When a product of numbers is raised to a power, it means each number in the product is raised to that power. For example, $$(2 \times 3)^5$$ is equivalent to $$2^5 \times 3^5$$, because it means $$(2 \times 3) \times (2 \times 3) \times (2 \times 3) \times (2 \times 3) \times (2 \times 3)$$, which is five 2's multiplied together and five 3's multiplied together. Similarly, $$(2 \times 5)^5$$ is equivalent to $$2^5 \times 5^5$$.
Substituting these expanded forms back into the expression:
$$ \frac{5^3 \times 5^7 \times 2^5 \times 3^5}{3^5 \times 2^5 \times 5^5} $$

**step5** Combining terms with the same base

When multiplying numbers that have the same base (the number being raised to a power), we can add their exponents.
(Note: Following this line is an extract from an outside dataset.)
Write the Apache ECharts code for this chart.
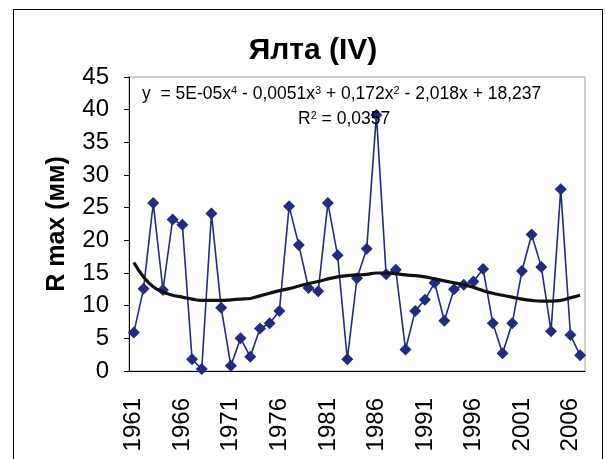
<!DOCTYPE html>
<html>
<head>
<meta charset="utf-8">
<script src="https://cdn.jsdelivr.net/npm/echarts@6/dist/echarts.min.js"></script>
<style>html,body{margin:0;padding:0;background:#fff;}#c{width:606px;height:459px;}</style>
</head>
<body>
<div id="c"></div>
<script>
var years = [];
for (var y = 1961; y <= 2007; y++) years.push(String(y));
var rmax = [5.9, 12.6, 25.7, 12.4, 23.2, 22.4, 1.8, 0.3, 24.1, 9.7,
            0.8, 5.0, 2.2, 6.5, 7.3, 9.2, 25.2, 19.3, 12.7, 12.2,
            25.7, 17.7, 1.8, 14.2, 18.7, 39.2, 14.8, 15.5, 3.3, 9.2,
            10.9, 13.5, 7.7, 12.5, 13.2, 13.7, 15.6, 7.3, 2.7, 7.3,
            15.3, 20.9, 15.9, 6.1, 27.8, 5.5, 2.4];
var trend = [16.6, 14.4, 12.9, 12.1, 11.6, 11.3, 11.0, 10.8, 10.8, 10.8,
             10.9, 11.0, 11.1, 11.5, 11.9, 12.3, 12.6, 13.0, 13.4, 13.7,
             14.1, 14.4, 14.6, 14.7, 14.8, 15.0, 15.0, 14.9, 14.7, 14.6,
             14.4, 14.1, 13.8, 13.5, 13.2, 12.8, 12.3, 11.9, 11.6, 11.3,
             11.0, 10.8, 10.7, 10.7, 10.8, 11.2, 11.6];
var titleText = 'Ялта (IV)';
var yName = 'R max (мм)';
var eqText = 'y  = 5E-05x{s|4} - 0,0051x{s|3} + 0,172x{s|2} - 2,018x + 18,237';
var r2Text = 'R{s|2} = 0,0357';

var font = 'Arial, "Liberation Sans", sans-serif';
var chart = echarts.init(document.getElementById('c'), null, {renderer: 'canvas'});
chart.setOption({
  animation: false,
  backgroundColor: '#fff',
  title: {
    text: titleText, left: 308, top: 31, textAlign: 'center',
    textStyle: {fontFamily: font, fontSize: 30, fontWeight: 'bold', color: '#000'}
  },
  grid: {left: 129, top: 77, right: 21, bottom: 88, show: true, borderColor: '#a0a0a0', borderWidth: 1, backgroundColor: 'transparent'},
  xAxis: {
    type: 'category', data: years, boundaryGap: true,
    axisLine: {lineStyle: {color: '#000', width: 1}},
    axisTick: {interval: 0, length: 5, lineStyle: {color: '#000'}},
    axisLabel: {interval: 4, rotate: 90, margin: 27, fontFamily: font, fontSize: 24, color: '#000'},
    splitLine: {show: false}
  },
  yAxis: {
    type: 'value', min: 0, max: 45, interval: 5,
    name: yName, nameLocation: 'middle', nameGap: 59,
    nameTextStyle: {fontFamily: font, fontSize: 25, fontWeight: 'bold', color: '#000'},
    axisLine: {show: true, lineStyle: {color: '#000', width: 1}},
    axisTick: {show: true, length: 5, lineStyle: {color: '#000'}},
    axisLabel: {margin: 20, fontFamily: font, fontSize: 24, color: '#000'},
    splitLine: {show: false}
  },
  series: [
    {
      type: 'line', data: rmax, symbol: 'diamond', symbolSize: 12, showAllSymbol: true,
      lineStyle: {color: '#232a80', width: 1.6},
      itemStyle: {color: '#232a80'}, z: 2
    },
    {
      type: 'line', data: trend, symbol: 'none', smooth: true,
      lineStyle: {color: '#111', width: 3.2}, z: 3
    }
  ],
  graphic: [
    {type: 'rect', shape: {x: 13.5, y: 9.5, width: 589, height: 470}, style: {fill: 'none', stroke: '#000', lineWidth: 1}, silent: true, z: -1},
    {type: 'text', left: 142, top: 85, style: {text: eqText, fontFamily: font, fontSize: 17.5, fill: '#000',
      rich: {s: {fontSize: 11, verticalAlign: 'top', fontFamily: font, fill: '#000', padding: [0,0,7,0]}}}, z: 10},
    {type: 'text', left: 298, top: 110, style: {text: r2Text, fontFamily: font, fontSize: 17.5, fill: '#000',
      rich: {s: {fontSize: 11, fontFamily: font, fill: '#000', padding: [0,0,7,0]}}}, z: 10}
  ]
});
</script>
</body>
</html>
For example, $$5^3 \times 5^7$$ means $$5$$ multiplied by itself 3 times, and then multiplied by itself another 7 times. In total, $$5$$ is multiplied by itself $$3+7=10$$ times. So, $$5^3 \times 5^7 = 5^{10}$$.
The expression now simplifies to:
$$ \frac{5^{10} \times 2^5 \times 3^5}{3^5 \times 2^5 \times 5^5} $$

**step6** Canceling common terms in the numerator and denominator

We can simplify the fraction by canceling terms that appear in both the numerator (top part) and the denominator (bottom part). When a number is divided by itself, the result is 1.
We see that $$2^5$$ appears in both the numerator and the denominator, so they cancel each other out.
Similarly, $$3^5$$ appears in both the numerator and the denominator, so they also cancel out.
After canceling these terms, the expression becomes:
$$ \frac{5^{10}}{5^5} $$

**step7** Simplifying the remaining powers of 5

When dividing numbers with the same base, we subtract the exponent of the denominator from the exponent of the numerator. Here, we have $$5^{10}$$ divided by $$5^5$$. This means we subtract 5 from 10 in the exponent:
$$ 5^{10-5} = 5^5 $$

**step8** Calculating the final value

Finally, we calculate the value of $$5^5$$. This means multiplying 5 by itself 5 times:
$$ 5 \times 5 \times 5 \times 5 \times 5 $$
Let's calculate step by step:
$$ 5 \times 5 = 25 $$
$$ 25 \times 5 = 125 $$
$$ 125 \times 5 = 625 $$
$$ 625 \times 5 = 3125 $$
Thus, the simplified value of the expression is 3125.